_WHAT YOU HAVE TO DO_
Give the data again exactly as written, skipping any pictures.

Plotting code records
********
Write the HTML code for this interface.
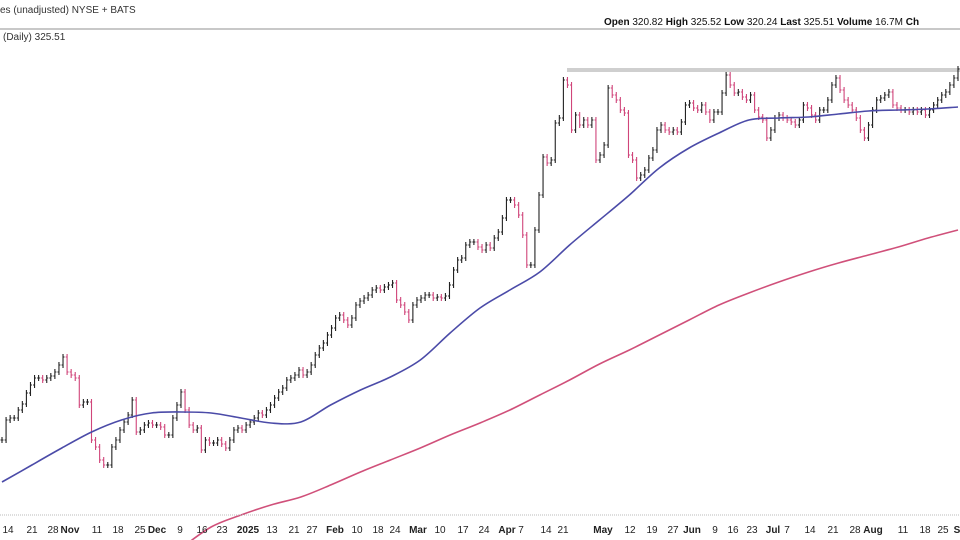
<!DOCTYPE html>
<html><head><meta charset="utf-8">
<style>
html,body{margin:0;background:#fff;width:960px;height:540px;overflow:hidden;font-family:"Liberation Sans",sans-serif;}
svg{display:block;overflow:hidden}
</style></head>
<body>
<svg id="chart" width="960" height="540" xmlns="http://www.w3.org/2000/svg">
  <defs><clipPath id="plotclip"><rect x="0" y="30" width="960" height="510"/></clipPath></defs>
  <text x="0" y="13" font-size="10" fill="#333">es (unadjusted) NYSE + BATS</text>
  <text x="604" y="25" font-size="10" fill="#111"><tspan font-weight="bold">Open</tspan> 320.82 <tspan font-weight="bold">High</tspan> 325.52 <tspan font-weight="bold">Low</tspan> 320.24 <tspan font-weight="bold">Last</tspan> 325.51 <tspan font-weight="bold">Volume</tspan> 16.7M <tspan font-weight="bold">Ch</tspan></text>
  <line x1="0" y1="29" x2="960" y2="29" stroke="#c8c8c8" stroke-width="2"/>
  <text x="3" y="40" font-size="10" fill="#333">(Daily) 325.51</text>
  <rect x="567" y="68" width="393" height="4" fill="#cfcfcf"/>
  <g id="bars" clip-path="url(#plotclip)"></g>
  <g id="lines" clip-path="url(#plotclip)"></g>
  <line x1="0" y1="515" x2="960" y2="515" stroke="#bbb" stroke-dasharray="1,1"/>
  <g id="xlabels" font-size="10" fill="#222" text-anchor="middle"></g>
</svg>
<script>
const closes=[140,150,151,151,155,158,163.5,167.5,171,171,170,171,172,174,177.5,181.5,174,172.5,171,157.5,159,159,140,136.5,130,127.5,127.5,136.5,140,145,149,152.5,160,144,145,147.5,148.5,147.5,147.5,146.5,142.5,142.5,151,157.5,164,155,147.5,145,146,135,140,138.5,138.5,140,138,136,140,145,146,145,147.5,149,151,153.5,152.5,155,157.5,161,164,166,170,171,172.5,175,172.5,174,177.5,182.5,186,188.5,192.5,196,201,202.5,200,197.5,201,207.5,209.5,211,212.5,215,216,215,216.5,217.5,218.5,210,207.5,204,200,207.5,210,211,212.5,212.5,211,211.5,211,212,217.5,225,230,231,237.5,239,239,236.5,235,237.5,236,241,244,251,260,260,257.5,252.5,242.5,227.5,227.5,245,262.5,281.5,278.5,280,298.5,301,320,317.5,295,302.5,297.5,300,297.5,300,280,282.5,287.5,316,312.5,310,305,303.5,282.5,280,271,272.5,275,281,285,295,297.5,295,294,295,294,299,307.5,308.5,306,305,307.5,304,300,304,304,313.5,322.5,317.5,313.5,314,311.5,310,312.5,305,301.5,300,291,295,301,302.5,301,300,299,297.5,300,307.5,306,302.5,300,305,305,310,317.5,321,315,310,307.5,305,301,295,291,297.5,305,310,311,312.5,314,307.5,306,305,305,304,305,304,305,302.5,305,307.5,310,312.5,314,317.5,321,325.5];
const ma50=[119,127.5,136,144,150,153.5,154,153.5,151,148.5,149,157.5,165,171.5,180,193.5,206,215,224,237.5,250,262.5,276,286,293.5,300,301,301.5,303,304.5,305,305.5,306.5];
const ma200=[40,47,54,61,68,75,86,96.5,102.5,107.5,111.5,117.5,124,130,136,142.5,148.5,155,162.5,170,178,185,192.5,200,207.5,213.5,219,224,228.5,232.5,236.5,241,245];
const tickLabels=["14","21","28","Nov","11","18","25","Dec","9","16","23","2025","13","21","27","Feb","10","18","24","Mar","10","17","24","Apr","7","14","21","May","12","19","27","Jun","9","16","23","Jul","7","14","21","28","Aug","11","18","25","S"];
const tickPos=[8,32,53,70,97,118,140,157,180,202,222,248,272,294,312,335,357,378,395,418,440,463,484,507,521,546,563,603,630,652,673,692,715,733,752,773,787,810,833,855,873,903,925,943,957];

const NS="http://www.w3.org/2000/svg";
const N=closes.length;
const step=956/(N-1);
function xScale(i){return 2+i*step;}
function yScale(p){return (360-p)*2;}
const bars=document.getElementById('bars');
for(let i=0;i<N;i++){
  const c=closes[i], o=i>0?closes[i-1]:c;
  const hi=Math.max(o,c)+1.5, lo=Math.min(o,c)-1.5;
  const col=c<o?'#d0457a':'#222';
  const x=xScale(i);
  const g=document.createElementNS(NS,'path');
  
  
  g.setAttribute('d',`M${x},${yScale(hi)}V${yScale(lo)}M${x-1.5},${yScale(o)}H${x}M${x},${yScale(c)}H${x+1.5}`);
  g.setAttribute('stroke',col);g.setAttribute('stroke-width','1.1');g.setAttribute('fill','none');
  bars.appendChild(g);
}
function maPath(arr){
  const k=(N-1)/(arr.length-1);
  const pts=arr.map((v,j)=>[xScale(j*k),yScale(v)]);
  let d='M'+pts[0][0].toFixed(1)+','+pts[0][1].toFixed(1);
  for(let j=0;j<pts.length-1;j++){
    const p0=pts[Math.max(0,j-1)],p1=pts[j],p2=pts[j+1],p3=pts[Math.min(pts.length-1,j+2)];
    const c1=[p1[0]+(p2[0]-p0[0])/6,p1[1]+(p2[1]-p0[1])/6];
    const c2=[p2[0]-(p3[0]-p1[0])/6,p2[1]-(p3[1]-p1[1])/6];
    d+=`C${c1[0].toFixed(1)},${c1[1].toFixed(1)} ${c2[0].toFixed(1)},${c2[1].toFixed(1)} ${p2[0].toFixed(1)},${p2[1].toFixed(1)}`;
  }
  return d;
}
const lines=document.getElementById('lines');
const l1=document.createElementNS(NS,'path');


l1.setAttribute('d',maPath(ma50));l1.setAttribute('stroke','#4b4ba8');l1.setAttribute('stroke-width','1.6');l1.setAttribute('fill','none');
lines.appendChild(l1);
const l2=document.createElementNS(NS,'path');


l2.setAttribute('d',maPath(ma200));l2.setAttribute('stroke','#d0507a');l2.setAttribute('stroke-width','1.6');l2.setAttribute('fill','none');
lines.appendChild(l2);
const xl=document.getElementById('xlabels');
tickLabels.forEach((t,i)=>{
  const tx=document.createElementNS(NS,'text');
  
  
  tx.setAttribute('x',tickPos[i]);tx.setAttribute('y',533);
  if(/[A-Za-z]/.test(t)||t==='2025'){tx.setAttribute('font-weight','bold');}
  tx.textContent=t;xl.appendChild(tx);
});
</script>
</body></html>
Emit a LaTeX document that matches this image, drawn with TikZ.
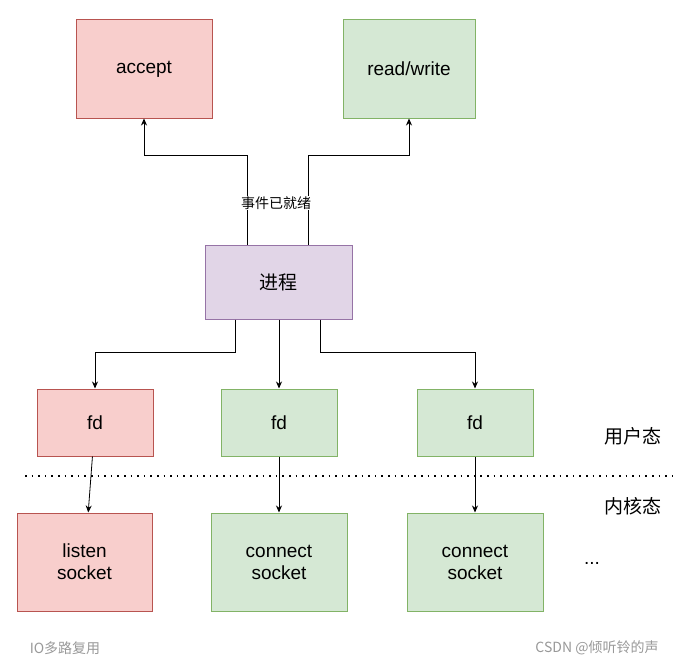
********
_TASK ANSWER_
Write the HTML code for this interface.
<!DOCTYPE html>
<html><head><meta charset="utf-8">
<style>
html,body{margin:0;background:#fff;width:960px;height:540px;overflow:hidden;font-family:"Liberation Sans",sans-serif;}
svg{display:block;overflow:hidden}
</style></head>
<body>
<svg id="chart" width="960" height="540" xmlns="http://www.w3.org/2000/svg">
  <defs><clipPath id="plotclip"><rect x="0" y="30" width="960" height="510"/></clipPath></defs>
  <text x="0" y="13" font-size="10" fill="#333">es (unadjusted) NYSE + BATS</text>
  <text x="604" y="25" font-size="10" fill="#111"><tspan font-weight="bold">Open</tspan> 320.82 <tspan font-weight="bold">High</tspan> 325.52 <tspan font-weight="bold">Low</tspan> 320.24 <tspan font-weight="bold">Last</tspan> 325.51 <tspan font-weight="bold">Volume</tspan> 16.7M <tspan font-weight="bold">Ch</tspan></text>
  <line x1="0" y1="29" x2="960" y2="29" stroke="#c8c8c8" stroke-width="2"/>
  <text x="3" y="40" font-size="10" fill="#333">(Daily) 325.51</text>
  <rect x="567" y="68" width="393" height="4" fill="#cfcfcf"/>
  <g id="bars" clip-path="url(#plotclip)"></g>
  <g id="lines" clip-path="url(#plotclip)"></g>
  <line x1="0" y1="515" x2="960" y2="515" stroke="#bbb" stroke-dasharray="1,1"/>
  <g id="xlabels" font-size="10" fill="#222" text-anchor="middle"></g>
</svg>
<script>
const closes=[140,150,151,151,155,158,163.5,167.5,171,171,170,171,172,174,177.5,181.5,174,172.5,171,157.5,159,159,140,136.5,130,127.5,127.5,136.5,140,145,149,152.5,160,144,145,147.5,148.5,147.5,147.5,146.5,142.5,142.5,151,157.5,164,155,147.5,145,146,135,140,138.5,138.5,140,138,136,140,145,146,145,147.5,149,151,153.5,152.5,155,157.5,161,164,166,170,171,172.5,175,172.5,174,177.5,182.5,186,188.5,192.5,196,201,202.5,200,197.5,201,207.5,209.5,211,212.5,215,216,215,216.5,217.5,218.5,210,207.5,204,200,207.5,210,211,212.5,212.5,211,211.5,211,212,217.5,225,230,231,237.5,239,239,236.5,235,237.5,236,241,244,251,260,260,257.5,252.5,242.5,227.5,227.5,245,262.5,281.5,278.5,280,298.5,301,320,317.5,295,302.5,297.5,300,297.5,300,280,282.5,287.5,316,312.5,310,305,303.5,282.5,280,271,272.5,275,281,285,295,297.5,295,294,295,294,299,307.5,308.5,306,305,307.5,304,300,304,304,313.5,322.5,317.5,313.5,314,311.5,310,312.5,305,301.5,300,291,295,301,302.5,301,300,299,297.5,300,307.5,306,302.5,300,305,305,310,317.5,321,315,310,307.5,305,301,295,291,297.5,305,310,311,312.5,314,307.5,306,305,305,304,305,304,305,302.5,305,307.5,310,312.5,314,317.5,321,325.5];
const ma50=[119,127.5,136,144,150,153.5,154,153.5,151,148.5,149,157.5,165,171.5,180,193.5,206,215,224,237.5,250,262.5,276,286,293.5,300,301,301.5,303,304.5,305,305.5,306.5];
const ma200=[40,47,54,61,68,75,86,96.5,102.5,107.5,111.5,117.5,124,130,136,142.5,148.5,155,162.5,170,178,185,192.5,200,207.5,213.5,219,224,228.5,232.5,236.5,241,245];
const tickLabels=["14","21","28","Nov","11","18","25","Dec","9","16","23","2025","13","21","27","Feb","10","18","24","Mar","10","17","24","Apr","7","14","21","May","12","19","27","Jun","9","16","23","Jul","7","14","21","28","Aug","11","18","25","S"];
const tickPos=[8,32,53,70,97,118,140,157,180,202,222,248,272,294,312,335,357,378,395,418,440,463,484,507,521,546,563,603,630,652,673,692,715,733,752,773,787,810,833,855,873,903,925,943,957];

const NS="http://www.w3.org/2000/svg";
const N=closes.length;
const step=956/(N-1);
function xScale(i){return 2+i*step;}
function yScale(p){return (360-p)*2;}
const bars=document.getElementById('bars');
for(let i=0;i<N;i++){
  const c=closes[i], o=i>0?closes[i-1]:c;
  const hi=Math.max(o,c)+1.5, lo=Math.min(o,c)-1.5;
  const col=c<o?'#d0457a':'#222';
  const x=xScale(i);
  const g=document.createElementNS(NS,'path');
  
  
  g.setAttribute('d',`M${x},${yScale(hi)}V${yScale(lo)}M${x-1.5},${yScale(o)}H${x}M${x},${yScale(c)}H${x+1.5}`);
  g.setAttribute('stroke',col);g.setAttribute('stroke-width','1.1');g.setAttribute('fill','none');
  bars.appendChild(g);
}
function maPath(arr){
  const k=(N-1)/(arr.length-1);
  const pts=arr.map((v,j)=>[xScale(j*k),yScale(v)]);
  let d='M'+pts[0][0].toFixed(1)+','+pts[0][1].toFixed(1);
  for(let j=0;j<pts.length-1;j++){
    const p0=pts[Math.max(0,j-1)],p1=pts[j],p2=pts[j+1],p3=pts[Math.min(pts.length-1,j+2)];
    const c1=[p1[0]+(p2[0]-p0[0])/6,p1[1]+(p2[1]-p0[1])/6];
    const c2=[p2[0]-(p3[0]-p1[0])/6,p2[1]-(p3[1]-p1[1])/6];
    d+=`C${c1[0].toFixed(1)},${c1[1].toFixed(1)} ${c2[0].toFixed(1)},${c2[1].toFixed(1)} ${p2[0].toFixed(1)},${p2[1].toFixed(1)}`;
  }
  return d;
}
const lines=document.getElementById('lines');
const l1=document.createElementNS(NS,'path');


l1.setAttribute('d',maPath(ma50));l1.setAttribute('stroke','#4b4ba8');l1.setAttribute('stroke-width','1.6');l1.setAttribute('fill','none');
lines.appendChild(l1);
const l2=document.createElementNS(NS,'path');


l2.setAttribute('d',maPath(ma200));l2.setAttribute('stroke','#d0507a');l2.setAttribute('stroke-width','1.6');l2.setAttribute('fill','none');
lines.appendChild(l2);
const xl=document.getElementById('xlabels');
tickLabels.forEach((t,i)=>{
  const tx=document.createElementNS(NS,'text');
  
  
  tx.setAttribute('x',tickPos[i]);tx.setAttribute('y',533);
  if(/[A-Za-z]/.test(t)||t==='2025'){tx.setAttribute('font-weight','bold');}
  tx.textContent=t;xl.appendChild(tx);
});
</script>
</body></html>
Emit a LaTeX document that matches this image, drawn with TikZ.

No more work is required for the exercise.